In addressing the issue of indemnification, the court referenced Pennsylvania law, which allows for indemnification if there is an express contract that provides for such a remedy. Dollar Tree relied on the indemnification clauses in both the Purchase Order and a Continuing Vendor Indemnification Agreement (CVIA) with Dollar Connection. The court recognized that Dollar Tree's claims arose from injuries allegedly caused by the merchandise in question, the tweezers, which Dollar Connection had manufactured. The court dismissed Dollar Connection's argument that indemnification was not applicable since the claims were based on design defects rather than manufacturing defects. It highlighted that the Purchase Order explicitly covered indemnification for any claims related to defects in merchandise. This contractual language was sufficient to support Dollar Tree's claim for indemnification against Dollar Connection, leading the court to deny the motion to dismiss on this basis.

Court's Reasoning on the Failure to Join Greenbrier

The court also addressed Dollar Connection’s argument that Dollar Tree's failure to join Greenbrier as a necessary party warranted dismissal of the complaint. Under Federal Rule of Civil Procedure 19, a party must be joined if their absence prevents the court from providing complete relief. Dollar Connection suggested that Greenbrier was essential because it was a direct party to the Purchase Order containing the indemnification clause. However, the court found that Dollar Tree and Greenbrier were effectively the same entity, which meant that including Greenbrier would not be necessary for complete relief.
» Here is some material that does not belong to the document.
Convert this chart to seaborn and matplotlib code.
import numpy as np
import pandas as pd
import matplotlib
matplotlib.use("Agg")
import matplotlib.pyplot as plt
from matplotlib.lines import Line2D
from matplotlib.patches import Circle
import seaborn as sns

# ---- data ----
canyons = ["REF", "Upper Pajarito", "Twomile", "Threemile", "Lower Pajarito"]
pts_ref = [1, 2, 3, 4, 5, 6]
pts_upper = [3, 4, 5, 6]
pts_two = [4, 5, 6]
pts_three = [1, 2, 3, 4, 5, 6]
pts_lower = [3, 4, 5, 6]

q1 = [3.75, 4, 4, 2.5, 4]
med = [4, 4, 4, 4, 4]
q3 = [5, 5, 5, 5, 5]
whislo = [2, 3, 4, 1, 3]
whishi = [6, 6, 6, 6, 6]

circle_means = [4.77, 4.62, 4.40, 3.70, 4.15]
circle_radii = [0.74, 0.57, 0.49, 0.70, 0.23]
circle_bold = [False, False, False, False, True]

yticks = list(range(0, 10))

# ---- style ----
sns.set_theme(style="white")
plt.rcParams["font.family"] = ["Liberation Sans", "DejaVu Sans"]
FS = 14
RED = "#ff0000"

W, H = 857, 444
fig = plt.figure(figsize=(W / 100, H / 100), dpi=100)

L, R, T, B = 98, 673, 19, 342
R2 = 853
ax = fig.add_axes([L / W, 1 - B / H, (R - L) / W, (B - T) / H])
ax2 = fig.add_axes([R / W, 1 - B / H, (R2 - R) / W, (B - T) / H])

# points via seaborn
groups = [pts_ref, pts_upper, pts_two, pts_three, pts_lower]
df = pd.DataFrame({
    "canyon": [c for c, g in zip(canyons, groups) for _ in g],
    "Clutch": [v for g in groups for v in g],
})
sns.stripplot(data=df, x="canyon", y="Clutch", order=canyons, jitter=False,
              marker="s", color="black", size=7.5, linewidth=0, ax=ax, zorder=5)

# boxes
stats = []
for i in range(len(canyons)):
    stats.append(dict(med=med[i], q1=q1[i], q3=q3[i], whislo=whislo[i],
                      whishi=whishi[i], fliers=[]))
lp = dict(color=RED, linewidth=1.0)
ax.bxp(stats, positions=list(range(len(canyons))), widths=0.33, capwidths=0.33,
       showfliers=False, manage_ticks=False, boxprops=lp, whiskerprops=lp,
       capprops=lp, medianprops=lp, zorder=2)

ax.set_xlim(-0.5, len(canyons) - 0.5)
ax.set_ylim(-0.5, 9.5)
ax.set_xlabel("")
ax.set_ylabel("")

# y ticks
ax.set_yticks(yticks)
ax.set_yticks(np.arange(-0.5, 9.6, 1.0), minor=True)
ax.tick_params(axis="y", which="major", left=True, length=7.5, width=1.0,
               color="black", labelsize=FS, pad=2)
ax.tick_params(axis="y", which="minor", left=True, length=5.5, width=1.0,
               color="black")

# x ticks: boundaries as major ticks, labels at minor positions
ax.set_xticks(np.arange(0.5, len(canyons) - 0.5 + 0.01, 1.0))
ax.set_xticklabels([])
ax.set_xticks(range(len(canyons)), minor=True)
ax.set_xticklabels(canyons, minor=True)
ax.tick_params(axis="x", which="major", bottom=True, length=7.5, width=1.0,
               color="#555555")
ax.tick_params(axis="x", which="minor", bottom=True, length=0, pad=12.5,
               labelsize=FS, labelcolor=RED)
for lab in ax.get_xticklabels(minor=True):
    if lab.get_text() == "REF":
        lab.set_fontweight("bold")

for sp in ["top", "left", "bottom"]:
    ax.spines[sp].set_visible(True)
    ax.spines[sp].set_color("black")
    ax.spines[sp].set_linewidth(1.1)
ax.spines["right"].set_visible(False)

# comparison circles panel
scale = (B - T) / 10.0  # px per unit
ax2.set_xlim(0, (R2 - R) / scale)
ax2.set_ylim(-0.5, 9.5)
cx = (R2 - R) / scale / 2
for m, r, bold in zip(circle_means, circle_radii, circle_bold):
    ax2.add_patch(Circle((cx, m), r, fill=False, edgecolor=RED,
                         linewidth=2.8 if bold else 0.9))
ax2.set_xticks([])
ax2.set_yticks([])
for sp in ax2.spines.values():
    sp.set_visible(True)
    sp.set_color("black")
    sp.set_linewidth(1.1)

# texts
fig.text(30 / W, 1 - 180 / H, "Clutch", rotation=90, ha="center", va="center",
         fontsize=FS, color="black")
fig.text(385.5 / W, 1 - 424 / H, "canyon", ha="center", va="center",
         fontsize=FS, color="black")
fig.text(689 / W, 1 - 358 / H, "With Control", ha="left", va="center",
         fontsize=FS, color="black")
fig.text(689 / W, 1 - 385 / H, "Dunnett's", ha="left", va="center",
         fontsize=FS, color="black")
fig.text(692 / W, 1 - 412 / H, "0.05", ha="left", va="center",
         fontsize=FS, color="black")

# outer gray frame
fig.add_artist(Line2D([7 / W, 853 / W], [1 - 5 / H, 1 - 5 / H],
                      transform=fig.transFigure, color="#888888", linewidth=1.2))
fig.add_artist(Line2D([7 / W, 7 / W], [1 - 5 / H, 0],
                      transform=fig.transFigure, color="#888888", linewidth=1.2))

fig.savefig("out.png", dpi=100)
The court noted that Dollar Connection had not substantiated its claims regarding Greenbrier's necessity through discovery. Furthermore, if Dollar Connection believed it needed information from Greenbrier, it could obtain it through a subpoena rather than requiring Greenbrier to be joined in the litigation. Thus, the court concluded that the absence of Greenbrier did not hinder the case's progress and denied the motion to dismiss on this ground as well.

Conclusion on the Overall Findings

The U.S. District Court's comprehensive analysis led to the conclusion that Dollar Tree's third-party complaint against Dollar Connection was adequately pleaded. The court affirmed that the allegations of manufacturing responsibility, coupled with the contractual indemnification provisions, established a plausible claim for relief. Additionally, the court underscored that Dollar Tree's relationship with Greenbrier did not necessitate its joinder as a party. Consequently, the court recommended that the motion to dismiss filed by Dollar Connection be denied, allowing Dollar Tree's third-party claims to proceed. This decision underscored the importance of contractual relationships in determining indemnification obligations and the standards for assessing the sufficiency of pleadings in civil litigation.